## [DATA SEGMENT]
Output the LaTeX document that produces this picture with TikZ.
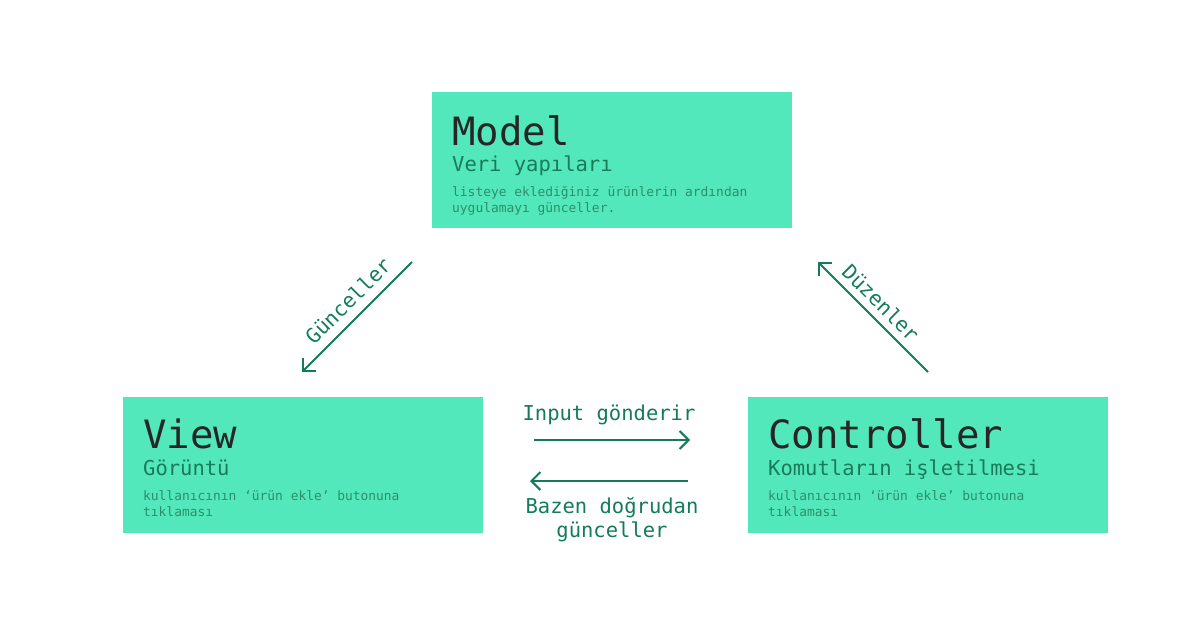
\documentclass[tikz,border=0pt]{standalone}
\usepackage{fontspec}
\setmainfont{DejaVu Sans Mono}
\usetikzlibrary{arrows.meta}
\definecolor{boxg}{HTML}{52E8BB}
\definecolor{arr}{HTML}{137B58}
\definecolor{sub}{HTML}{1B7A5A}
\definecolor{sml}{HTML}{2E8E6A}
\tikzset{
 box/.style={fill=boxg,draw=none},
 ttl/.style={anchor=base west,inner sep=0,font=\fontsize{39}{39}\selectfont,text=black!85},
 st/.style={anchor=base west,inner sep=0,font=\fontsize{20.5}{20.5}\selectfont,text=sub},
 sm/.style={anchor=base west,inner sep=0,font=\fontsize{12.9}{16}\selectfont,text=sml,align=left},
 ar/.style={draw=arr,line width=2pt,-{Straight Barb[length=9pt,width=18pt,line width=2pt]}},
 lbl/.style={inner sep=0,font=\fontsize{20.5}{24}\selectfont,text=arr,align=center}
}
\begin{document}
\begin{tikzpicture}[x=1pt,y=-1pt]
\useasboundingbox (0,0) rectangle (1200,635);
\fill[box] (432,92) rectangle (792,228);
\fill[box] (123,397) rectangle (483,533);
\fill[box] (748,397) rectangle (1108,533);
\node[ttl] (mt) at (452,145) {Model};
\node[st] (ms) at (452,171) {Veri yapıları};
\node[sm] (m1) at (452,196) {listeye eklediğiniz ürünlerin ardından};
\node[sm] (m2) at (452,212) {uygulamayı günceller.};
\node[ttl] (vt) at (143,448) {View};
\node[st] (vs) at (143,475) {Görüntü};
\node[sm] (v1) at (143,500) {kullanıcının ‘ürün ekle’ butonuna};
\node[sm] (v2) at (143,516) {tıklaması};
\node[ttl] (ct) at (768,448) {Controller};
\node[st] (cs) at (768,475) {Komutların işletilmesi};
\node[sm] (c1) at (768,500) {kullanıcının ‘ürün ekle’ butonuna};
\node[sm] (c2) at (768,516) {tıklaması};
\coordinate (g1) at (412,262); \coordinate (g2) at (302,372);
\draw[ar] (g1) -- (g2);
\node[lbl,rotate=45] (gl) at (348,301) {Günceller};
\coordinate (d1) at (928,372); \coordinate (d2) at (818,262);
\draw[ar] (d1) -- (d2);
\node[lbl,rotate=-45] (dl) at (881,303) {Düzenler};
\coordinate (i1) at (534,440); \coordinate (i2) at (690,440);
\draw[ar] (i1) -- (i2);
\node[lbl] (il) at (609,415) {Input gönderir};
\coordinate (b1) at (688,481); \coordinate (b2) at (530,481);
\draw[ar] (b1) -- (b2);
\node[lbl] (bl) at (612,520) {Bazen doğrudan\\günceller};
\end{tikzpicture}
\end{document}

## [TO DO]
Retype the whole listing exactly and leave the pictures out.

## [FULL ANSWER]
Output the LaTeX document that produces this picture with TikZ.
\documentclass[tikz,border=0pt]{standalone}
\usepackage{fontspec}
\setmainfont{DejaVu Sans Mono}
\usetikzlibrary{arrows.meta}
\definecolor{boxg}{HTML}{52E8BB}
\definecolor{arr}{HTML}{137B58}
\definecolor{sub}{HTML}{1B7A5A}
\definecolor{sml}{HTML}{2E8E6A}
\tikzset{
 box/.style={fill=boxg,draw=none},
 ttl/.style={anchor=base west,inner sep=0,font=\fontsize{39}{39}\selectfont,text=black!85},
 st/.style={anchor=base west,inner sep=0,font=\fontsize{20.5}{20.5}\selectfont,text=sub},
 sm/.style={anchor=base west,inner sep=0,font=\fontsize{12.9}{16}\selectfont,text=sml,align=left},
 ar/.style={draw=arr,line width=2pt,-{Straight Barb[length=9pt,width=18pt,line width=2pt]}},
 lbl/.style={inner sep=0,font=\fontsize{20.5}{24}\selectfont,text=arr,align=center}
}
\begin{document}
\begin{tikzpicture}[x=1pt,y=-1pt]
\useasboundingbox (0,0) rectangle (1200,635);
\fill[box] (432,92) rectangle (792,228);
\fill[box] (123,397) rectangle (483,533);
\fill[box] (748,397) rectangle (1108,533);
\node[ttl] (mt) at (452,145) {Model};
\node[st] (ms) at (452,171) {Veri yapıları};
\node[sm] (m1) at (452,196) {listeye eklediğiniz ürünlerin ardından};
\node[sm] (m2) at (452,212) {uygulamayı günceller.};
\node[ttl] (vt) at (143,448) {View};
\node[st] (vs) at (143,475) {Görüntü};
\node[sm] (v1) at (143,500) {kullanıcının ‘ürün ekle’ butonuna};
\node[sm] (v2) at (143,516) {tıklaması};
\node[ttl] (ct) at (768,448) {Controller};
\node[st] (cs) at (768,475) {Komutların işletilmesi};
\node[sm] (c1) at (768,500) {kullanıcının ‘ürün ekle’ butonuna};
\node[sm] (c2) at (768,516) {tıklaması};
\coordinate (g1) at (412,262); \coordinate (g2) at (302,372);
\draw[ar] (g1) -- (g2);
\node[lbl,rotate=45] (gl) at (348,301) {Günceller};
\coordinate (d1) at (928,372); \coordinate (d2) at (818,262);
\draw[ar] (d1) -- (d2);
\node[lbl,rotate=-45] (dl) at (881,303) {Düzenler};
\coordinate (i1) at (534,440); \coordinate (i2) at (690,440);
\draw[ar] (i1) -- (i2);
\node[lbl] (il) at (609,415) {Input gönderir};
\coordinate (b1) at (688,481); \coordinate (b2) at (530,481);
\draw[ar] (b1) -- (b2);
\node[lbl] (bl) at (612,520) {Bazen doğrudan\\günceller};
\end{tikzpicture}
\end{document}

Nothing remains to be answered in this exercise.